━━━━━ DATA LISTING ━━━━━

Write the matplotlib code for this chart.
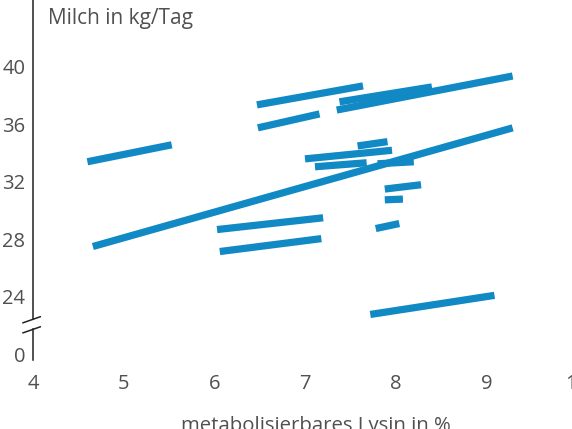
import numpy as np
import matplotlib.pyplot as plt

plt.rcParams['font.family'] = ['Open Sans', 'DejaVu Sans']

# segment endpoints: lysine % (x) and milk kg/day (y)
x_start = [4.60, 4.66, 7.35, 6.47, 6.48, 7.38, 7.58, 7.00, 7.11, 7.80, 7.88, 7.88, 7.78, 6.03, 6.06, 7.72]
x_end   = [5.53, 9.29, 9.29, 7.64, 7.16, 8.40, 7.91, 7.96, 7.68, 8.20, 8.28, 8.08, 8.04, 7.20, 7.18, 9.09]
y_start = [33.4, 27.5, 37.0, 37.36, 35.76, 37.57, 34.5, 33.6, 33.05, 33.26, 31.5, 30.75, 28.75, 28.68, 27.15, 22.77]
y_end   = [34.58, 35.76, 39.37, 38.68, 36.73, 38.61, 34.8, 34.2, 33.33, 33.4, 31.8, 30.8, 29.1, 29.5, 28.05, 24.1]

x_ticks = [4, 5, 6, 7, 8, 9, 10]
y_ticks = [20, 24, 28, 32, 36, 40]
y_tick_labels = ['0', '24', '28', '32', '36', '40']

blue = '#1089c4'
grey = '#505050'

fig = plt.figure(figsize=(5.72, 4.29), dpi=100)
ax = fig.add_axes([33 / 572, 1 - 360 / 429, 544 / 572, 360 / 429])
ax.set_xlim(4, 10)
ax.set_ylim(19.6, 44.66)

for xs, xe, ys, ye in zip(x_start, x_end, y_start, y_end):
    ax.plot([xs, xe], [ys, ye], color=blue, lw=5.2, solid_capstyle='butt')

for s in ax.spines.values():
    s.set_visible(False)

# y axis line with break
brk_hi, brk_lo = 22.47, 21.77
ax.plot([4, 4], [brk_hi, 44.66], color='#222222', lw=1.1, clip_on=False)
ax.plot([4, 4], [19.6, brk_lo], color='#222222', lw=1.1, clip_on=False)
for yb in (brk_hi - 0.07, brk_lo - 0.07):
    ax.plot([3.89, 4.08], [yb - 0.21, yb + 0.21], color='#222222', lw=1.1, clip_on=False)

ax.set_xticks(x_ticks)
ax.set_yticks(y_ticks)
ax.set_yticklabels(y_tick_labels)
ax.tick_params(length=0, labelsize=14.5, labelcolor=grey)
ax.tick_params(axis='y', pad=5.5)
ax.tick_params(axis='x', pad=10)

fig.text(48 / 572, 1 - 24 / 429, 'Milch in kg/Tag', fontsize=15, color=grey,
         ha='left', va='baseline')
fig.text(316 / 572, -2 / 429, 'metabolisierbares Lysin in %', fontsize=14.7, color=grey,
         ha='center', va='baseline')

fig.savefig('out.png', dpi=100)
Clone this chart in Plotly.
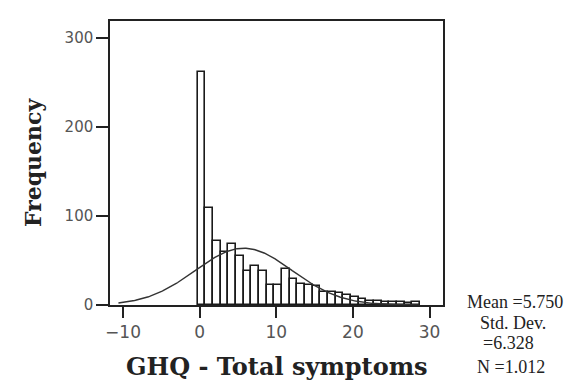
import numpy as np
import plotly.graph_objects as go

# GHQ total symptom scores and frequencies
scores = list(range(0, 29))
freqs = [262, 109, 72, 59, 68, 55, 38, 44, 38, 22, 22, 41, 29, 24, 23, 21,
         15, 15, 13, 11, 9, 7, 5, 4, 3, 3, 3, 2, 3]

# Summary statistics shown beside the chart
mean_val = 5.750
sd_val = 6.328
n_val = 1012

x_ticks = [-10, 0, 10, 20, 30]
y_ticks = [0, 100, 200, 300]

# Normal curve implied by the displayed statistics (bin width 1)
xc = np.linspace(-10.6, 28.6, 300)
yc = n_val / (sd_val * np.sqrt(2 * np.pi)) * np.exp(-0.5 * ((xc - mean_val) / sd_val) ** 2)

fig = go.Figure()
fig.add_trace(go.Bar(
    x=scores, y=freqs, width=1, offset=-0.25,
    marker=dict(color="white", line=dict(color="#1a1a1a", width=1.6)),
    showlegend=False, hoverinfo="skip",
))
fig.add_trace(go.Scatter(
    x=xc, y=yc, mode="lines",
    line=dict(color="#333333", width=1.4),
    showlegend=False, hoverinfo="skip",
))

tickfont = dict(family="DejaVu Sans", color="#555555")
fig.update_layout(
    width=578, height=383,
    margin=dict(l=102, r=143, t=13, b=86),
    paper_bgcolor="white", plot_bgcolor="white",
    bargap=0,
    xaxis=dict(range=[-11.7, 31.76], tickvals=x_ticks, ticks="outside", ticklen=11,
               tickwidth=1.5, tickcolor="#222", showline=True, linecolor="#222",
               linewidth=1.5, mirror=True, showgrid=False, zeroline=False,
               tickfont=dict(size=17, **tickfont)),
    yaxis=dict(range=[0, 319], tickvals=y_ticks, ticks="outside", ticklen=12,
               tickwidth=1.5, tickcolor="#222", showline=True, linecolor="#222",
               linewidth=1.5, mirror=True, showgrid=False, zeroline=False,
               tickfont=dict(size=15, **tickfont)),
    annotations=[
        dict(text="<b>Frequency</b>", textangle=-90, xref="paper", yref="paper",
             x=-0.231, y=0.5035, xanchor="center", yanchor="middle", showarrow=False,
             font=dict(family="DejaVu Serif", size=22, color="#222")),
        dict(text="<b>GHQ - Total symptoms</b>", xref="paper", yref="paper",
             x=0.5015, y=-0.215, xanchor="center", yanchor="middle", showarrow=False,
             font=dict(family="DejaVu Serif", size=24, color="#222")),
        dict(text="Mean =5.750", xref="paper", yref="paper", x=1.066, y=0.012,
             xanchor="left", yanchor="middle", showarrow=False,
             font=dict(family="Liberation Serif", size=18, color="#222")),
        dict(text="Std. Dev.", xref="paper", yref="paper", x=1.105, y=-0.063,
             xanchor="left", yanchor="middle", showarrow=False,
             font=dict(family="Liberation Serif", size=18, color="#222")),
        dict(text="=6.328", xref="paper", yref="paper", x=1.114, y=-0.134,
             xanchor="left", yanchor="middle", showarrow=False,
             font=dict(family="Liberation Serif", size=18, color="#222")),
        dict(text="N =1.012", xref="paper", yref="paper", x=1.096, y=-0.218,
             xanchor="left", yanchor="middle", showarrow=False,
             font=dict(family="Liberation Serif", size=18, color="#222")),
    ],
)

fig.write_html("out.html")
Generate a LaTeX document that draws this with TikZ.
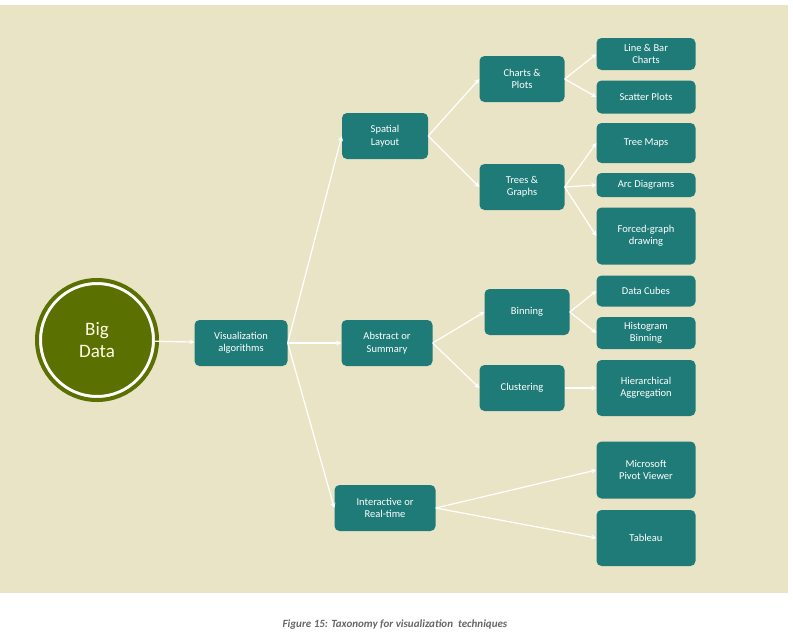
\documentclass[tikz,border=0pt]{standalone}
\usepackage{fontspec}
\setmainfont{Carlito}
\usetikzlibrary{arrows.meta}
\definecolor{bgbeige}{HTML}{EAE4C6}
\definecolor{boxteal}{HTML}{1E7B78}
\definecolor{bigolive}{HTML}{5A7000}
\begin{document}
\begin{tikzpicture}[x=1pt, y=-1pt]
    \tikzstyle{box}=[rectangle, rounded corners=5pt, fill=boxteal, text=white, align=center, inner sep=0pt, font=\fontsize{10.5}{12.5}\selectfont]
    \tikzstyle{edge}=[->, white, line width=1.2pt, >={Stealth[length=5pt, width=5pt]}]

    \useasboundingbox (0,0) rectangle (793,643);
    \fill[bgbeige] (0,5) rectangle (788,593);

    \node[circle, fill=bigolive, draw=white, line width=2pt, double=bigolive, double distance=0pt, minimum size=114pt, text=white!90!yellow, font=\fontsize{19}{22}\selectfont, align=center] (BD) at (97,340) {Big\\Data};
    \draw[bigolive, line width=4pt] (BD.center) circle (60);

    \node[box, minimum width=93pt, minimum height=46pt] (VA) at (241,343) {Visualization\\algorithms};
    \node[box, minimum width=86pt, minimum height=46pt] (SL) at (385,136) {Spatial\\Layout};
    \node[box, minimum width=91pt, minimum height=46pt] (AS) at (387,343) {Abstract or\\Summary};
    \node[box, minimum width=101pt, minimum height=46pt] (IR) at (385,508) {Interactive or\\Real-time};

    \node[box, minimum width=85pt, minimum height=46pt] (CP) at (522,79) {Charts \&\\Plots};
    \node[box, minimum width=85pt, minimum height=46pt] (TG) at (522,187) {Trees \&\\Graphs};
    \node[box, minimum width=85pt, minimum height=46pt] (BI) at (527,312) {Binning};
    \node[box, minimum width=85pt, minimum height=46pt] (CL) at (522,388) {Clustering};

    \node[box, minimum width=99pt, minimum height=32pt] (LB) at (646,54) {Line \& Bar\\Charts};
    \node[box, minimum width=99pt, minimum height=33pt] (SP) at (646,97) {Scatter Plots};
    \node[box, minimum width=99pt, minimum height=40pt] (TM) at (646,143) {Tree Maps};
    \node[box, minimum width=99pt, minimum height=24pt] (AD) at (646,185) {Arc Diagrams};
    \node[box, minimum width=99pt, minimum height=57pt] (FG) at (646,236) {Forced-graph\\drawing};
    \node[box, minimum width=99pt, minimum height=31pt] (DC) at (646,291) {Data Cubes};
    \node[box, minimum width=99pt, minimum height=32pt] (HB) at (646,333) {Histogram\\Binning};
    \node[box, minimum width=99pt, minimum height=56pt] (HA) at (646,388) {Hierarchical\\Aggregation};
    \node[box, minimum width=99pt, minimum height=57pt] (MP) at (646,470) {Microsoft\\Pivot Viewer};
    \node[box, minimum width=99pt, minimum height=56pt] (TB) at (646,538) {Tableau};

    \draw[edge] (BD) -- (VA);
    \foreach \j in {SL, AS, IR}
        \draw[edge] (VA.east) -- (\j.west);
    \foreach \j in {CP, TG}
        \draw[edge] (SL.east) -- (\j.west);
    \foreach \j in {BI, CL}
        \draw[edge] (AS.east) -- (\j.west);
    \foreach \j in {LB, SP}
        \draw[edge] (CP.east) -- (\j.west);
    \foreach \j in {TM, AD, FG}
        \draw[edge] (TG.east) -- (\j.west);
    \foreach \j in {DC, HB}
        \draw[edge] (BI.east) -- (\j.west);
    \draw[edge] (CL) -- (HA);
    \foreach \j in {MP, TB}
        \draw[edge] (IR.east) -- (\j.west);

    \node[text=gray!80!black, font=\bfseries\itshape\fontsize{11}{13}\selectfont] (CAP) at (395,625) {Figure 15: Taxonomy for visualization\ \ techniques};
\end{tikzpicture}
\end{document}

━━━━━

Skip the pictures and restate exactly the lines from the beginning of the listing to the line with "plt.rcParams['font.family'] = ['Open", that line included.

Write the matplotlib code for this chart.
import numpy as np
import matplotlib.pyplot as plt

plt.rcParams['font.family'] = ['Open Sans', 'DejaVu Sans']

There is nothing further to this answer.